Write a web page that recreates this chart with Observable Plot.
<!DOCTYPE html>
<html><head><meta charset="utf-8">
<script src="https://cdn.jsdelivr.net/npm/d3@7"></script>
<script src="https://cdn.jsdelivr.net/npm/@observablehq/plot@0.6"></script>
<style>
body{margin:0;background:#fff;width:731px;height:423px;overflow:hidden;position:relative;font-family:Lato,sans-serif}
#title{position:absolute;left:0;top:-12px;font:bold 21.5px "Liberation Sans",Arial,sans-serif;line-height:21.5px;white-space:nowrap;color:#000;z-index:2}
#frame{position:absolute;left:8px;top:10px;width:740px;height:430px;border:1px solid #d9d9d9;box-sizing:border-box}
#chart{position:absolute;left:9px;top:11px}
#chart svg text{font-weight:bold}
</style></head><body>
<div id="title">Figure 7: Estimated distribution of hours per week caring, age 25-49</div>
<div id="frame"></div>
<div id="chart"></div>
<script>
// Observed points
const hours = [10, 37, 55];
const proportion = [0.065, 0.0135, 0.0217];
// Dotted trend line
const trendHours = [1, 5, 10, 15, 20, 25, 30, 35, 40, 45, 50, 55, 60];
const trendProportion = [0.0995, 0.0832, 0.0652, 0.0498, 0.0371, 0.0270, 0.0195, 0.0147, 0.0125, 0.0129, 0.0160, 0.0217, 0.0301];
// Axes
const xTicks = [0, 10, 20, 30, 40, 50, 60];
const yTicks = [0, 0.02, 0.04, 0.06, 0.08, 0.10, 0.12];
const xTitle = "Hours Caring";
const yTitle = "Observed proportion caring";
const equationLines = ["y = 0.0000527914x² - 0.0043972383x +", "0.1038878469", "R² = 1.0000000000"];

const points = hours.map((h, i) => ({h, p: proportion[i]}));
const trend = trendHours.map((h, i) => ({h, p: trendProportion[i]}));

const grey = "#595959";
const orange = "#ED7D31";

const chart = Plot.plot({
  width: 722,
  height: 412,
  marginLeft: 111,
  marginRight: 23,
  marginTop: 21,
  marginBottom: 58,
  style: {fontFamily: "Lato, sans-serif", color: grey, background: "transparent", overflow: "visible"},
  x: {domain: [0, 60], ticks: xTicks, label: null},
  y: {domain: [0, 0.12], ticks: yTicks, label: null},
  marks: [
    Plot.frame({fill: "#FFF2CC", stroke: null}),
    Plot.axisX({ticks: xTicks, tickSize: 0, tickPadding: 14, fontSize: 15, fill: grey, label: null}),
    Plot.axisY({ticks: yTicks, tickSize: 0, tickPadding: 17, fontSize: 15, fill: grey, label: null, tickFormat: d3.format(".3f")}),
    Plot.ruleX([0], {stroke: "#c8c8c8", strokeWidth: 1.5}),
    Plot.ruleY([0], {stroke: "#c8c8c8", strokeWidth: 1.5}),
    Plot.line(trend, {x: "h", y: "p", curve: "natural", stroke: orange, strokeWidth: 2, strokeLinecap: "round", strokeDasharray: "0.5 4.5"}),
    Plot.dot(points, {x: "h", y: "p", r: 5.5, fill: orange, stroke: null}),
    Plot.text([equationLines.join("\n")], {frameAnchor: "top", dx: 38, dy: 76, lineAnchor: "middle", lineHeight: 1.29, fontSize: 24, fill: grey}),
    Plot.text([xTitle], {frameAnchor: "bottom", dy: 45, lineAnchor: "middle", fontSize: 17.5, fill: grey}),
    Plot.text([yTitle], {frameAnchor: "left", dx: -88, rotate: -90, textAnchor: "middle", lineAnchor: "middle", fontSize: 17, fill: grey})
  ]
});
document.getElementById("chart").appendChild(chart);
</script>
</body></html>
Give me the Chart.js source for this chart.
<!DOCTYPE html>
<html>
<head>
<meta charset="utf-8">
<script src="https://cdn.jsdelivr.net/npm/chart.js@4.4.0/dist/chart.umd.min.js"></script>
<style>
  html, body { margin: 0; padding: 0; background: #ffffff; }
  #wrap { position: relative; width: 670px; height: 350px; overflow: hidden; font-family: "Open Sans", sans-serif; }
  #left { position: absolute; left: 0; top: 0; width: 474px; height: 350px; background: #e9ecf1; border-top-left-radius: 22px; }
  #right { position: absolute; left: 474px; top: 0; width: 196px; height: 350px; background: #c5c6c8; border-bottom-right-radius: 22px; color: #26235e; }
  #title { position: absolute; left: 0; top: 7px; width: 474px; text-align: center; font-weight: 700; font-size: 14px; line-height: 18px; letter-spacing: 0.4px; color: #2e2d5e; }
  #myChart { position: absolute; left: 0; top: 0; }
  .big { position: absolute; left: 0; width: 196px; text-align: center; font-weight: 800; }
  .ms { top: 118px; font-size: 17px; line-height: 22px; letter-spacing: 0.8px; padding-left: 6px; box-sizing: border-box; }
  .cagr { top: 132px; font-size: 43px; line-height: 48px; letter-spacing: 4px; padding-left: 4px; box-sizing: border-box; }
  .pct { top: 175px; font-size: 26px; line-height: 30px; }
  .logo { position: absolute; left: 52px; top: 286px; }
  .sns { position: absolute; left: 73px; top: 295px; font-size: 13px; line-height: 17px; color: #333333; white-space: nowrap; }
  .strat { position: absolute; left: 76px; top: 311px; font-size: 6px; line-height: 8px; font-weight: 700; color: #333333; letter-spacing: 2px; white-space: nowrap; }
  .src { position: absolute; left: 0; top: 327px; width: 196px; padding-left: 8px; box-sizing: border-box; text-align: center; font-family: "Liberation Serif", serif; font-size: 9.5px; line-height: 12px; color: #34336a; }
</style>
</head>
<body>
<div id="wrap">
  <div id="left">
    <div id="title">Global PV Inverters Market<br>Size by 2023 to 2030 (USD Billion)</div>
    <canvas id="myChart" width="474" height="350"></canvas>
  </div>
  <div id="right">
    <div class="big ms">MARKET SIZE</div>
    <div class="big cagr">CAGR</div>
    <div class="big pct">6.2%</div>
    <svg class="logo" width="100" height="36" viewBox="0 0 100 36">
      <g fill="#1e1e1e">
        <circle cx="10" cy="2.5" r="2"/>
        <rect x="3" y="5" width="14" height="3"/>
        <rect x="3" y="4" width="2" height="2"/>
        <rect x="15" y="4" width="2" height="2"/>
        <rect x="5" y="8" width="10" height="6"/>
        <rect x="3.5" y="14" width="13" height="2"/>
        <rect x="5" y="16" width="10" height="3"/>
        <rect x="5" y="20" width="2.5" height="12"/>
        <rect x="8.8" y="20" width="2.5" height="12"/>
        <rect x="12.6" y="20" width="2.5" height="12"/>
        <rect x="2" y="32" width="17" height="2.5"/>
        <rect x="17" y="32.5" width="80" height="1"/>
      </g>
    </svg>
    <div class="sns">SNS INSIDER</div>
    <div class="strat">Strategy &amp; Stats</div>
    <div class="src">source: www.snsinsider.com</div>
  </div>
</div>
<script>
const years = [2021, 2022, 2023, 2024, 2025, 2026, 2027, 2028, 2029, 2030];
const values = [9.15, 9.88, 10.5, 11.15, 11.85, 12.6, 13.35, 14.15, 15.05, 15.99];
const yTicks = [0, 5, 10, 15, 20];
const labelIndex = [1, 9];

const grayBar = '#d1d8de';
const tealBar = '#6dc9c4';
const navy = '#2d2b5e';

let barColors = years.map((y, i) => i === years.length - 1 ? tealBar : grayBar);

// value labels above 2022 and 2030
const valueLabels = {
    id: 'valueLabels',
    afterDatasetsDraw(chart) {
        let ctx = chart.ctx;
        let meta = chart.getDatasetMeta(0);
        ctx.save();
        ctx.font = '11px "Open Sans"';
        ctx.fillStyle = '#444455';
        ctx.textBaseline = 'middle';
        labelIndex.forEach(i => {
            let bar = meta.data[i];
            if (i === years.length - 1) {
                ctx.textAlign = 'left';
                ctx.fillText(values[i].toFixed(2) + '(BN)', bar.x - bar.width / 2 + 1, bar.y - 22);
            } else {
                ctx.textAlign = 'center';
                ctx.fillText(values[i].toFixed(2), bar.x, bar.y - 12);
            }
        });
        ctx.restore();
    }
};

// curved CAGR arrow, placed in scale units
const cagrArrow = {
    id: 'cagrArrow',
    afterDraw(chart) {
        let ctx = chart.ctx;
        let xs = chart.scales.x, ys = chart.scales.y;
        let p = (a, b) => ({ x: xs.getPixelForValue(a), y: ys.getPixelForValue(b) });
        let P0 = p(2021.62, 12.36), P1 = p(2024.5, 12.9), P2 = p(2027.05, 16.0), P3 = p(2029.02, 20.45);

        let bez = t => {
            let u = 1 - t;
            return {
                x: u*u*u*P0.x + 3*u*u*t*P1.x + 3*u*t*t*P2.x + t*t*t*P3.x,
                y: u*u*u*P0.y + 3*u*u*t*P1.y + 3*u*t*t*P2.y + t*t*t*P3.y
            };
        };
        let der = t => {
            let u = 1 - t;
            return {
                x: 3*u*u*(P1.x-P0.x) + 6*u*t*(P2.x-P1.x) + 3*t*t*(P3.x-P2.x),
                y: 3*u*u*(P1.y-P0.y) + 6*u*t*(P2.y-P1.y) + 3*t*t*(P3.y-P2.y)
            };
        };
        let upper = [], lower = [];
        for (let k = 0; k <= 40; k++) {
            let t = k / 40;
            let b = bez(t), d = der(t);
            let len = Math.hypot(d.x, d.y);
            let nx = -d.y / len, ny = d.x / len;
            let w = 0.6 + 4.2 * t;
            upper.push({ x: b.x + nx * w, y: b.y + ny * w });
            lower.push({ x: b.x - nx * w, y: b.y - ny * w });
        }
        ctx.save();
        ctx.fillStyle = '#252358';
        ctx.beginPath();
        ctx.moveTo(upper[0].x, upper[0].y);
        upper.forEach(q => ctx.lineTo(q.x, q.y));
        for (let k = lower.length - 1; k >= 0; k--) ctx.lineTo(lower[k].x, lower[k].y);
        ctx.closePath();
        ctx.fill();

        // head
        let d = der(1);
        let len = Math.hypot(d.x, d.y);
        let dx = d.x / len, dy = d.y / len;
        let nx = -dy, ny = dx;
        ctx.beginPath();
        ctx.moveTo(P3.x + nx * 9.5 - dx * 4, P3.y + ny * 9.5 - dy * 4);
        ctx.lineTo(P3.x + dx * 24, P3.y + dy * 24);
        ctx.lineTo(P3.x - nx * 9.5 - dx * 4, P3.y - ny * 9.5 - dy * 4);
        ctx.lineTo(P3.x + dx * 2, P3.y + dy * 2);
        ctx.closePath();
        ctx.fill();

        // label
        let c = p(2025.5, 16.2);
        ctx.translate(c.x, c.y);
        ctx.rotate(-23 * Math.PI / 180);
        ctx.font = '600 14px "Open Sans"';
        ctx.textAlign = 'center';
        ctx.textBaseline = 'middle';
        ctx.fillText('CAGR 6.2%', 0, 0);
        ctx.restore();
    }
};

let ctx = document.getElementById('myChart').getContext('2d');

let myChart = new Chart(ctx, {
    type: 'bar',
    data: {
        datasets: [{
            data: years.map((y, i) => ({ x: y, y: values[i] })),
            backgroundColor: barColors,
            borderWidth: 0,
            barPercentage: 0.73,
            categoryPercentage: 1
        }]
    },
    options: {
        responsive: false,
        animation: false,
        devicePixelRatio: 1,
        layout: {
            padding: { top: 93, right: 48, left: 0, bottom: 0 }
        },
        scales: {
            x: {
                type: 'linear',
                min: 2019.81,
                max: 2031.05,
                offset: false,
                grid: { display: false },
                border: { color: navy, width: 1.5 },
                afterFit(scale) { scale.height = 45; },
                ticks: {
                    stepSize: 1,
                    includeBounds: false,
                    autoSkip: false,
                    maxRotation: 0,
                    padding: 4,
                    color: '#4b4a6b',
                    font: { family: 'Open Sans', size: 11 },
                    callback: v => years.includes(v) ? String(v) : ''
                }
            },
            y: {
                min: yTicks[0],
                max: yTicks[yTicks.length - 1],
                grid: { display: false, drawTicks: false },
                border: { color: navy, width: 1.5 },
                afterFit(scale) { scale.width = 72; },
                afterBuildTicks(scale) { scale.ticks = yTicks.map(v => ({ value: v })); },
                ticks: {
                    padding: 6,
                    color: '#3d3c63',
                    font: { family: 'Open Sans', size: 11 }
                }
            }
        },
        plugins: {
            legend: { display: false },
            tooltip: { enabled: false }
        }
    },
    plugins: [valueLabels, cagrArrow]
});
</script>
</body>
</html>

-------

Examine the listing and say how many of its lines contain the string "source". Give the number alone.

2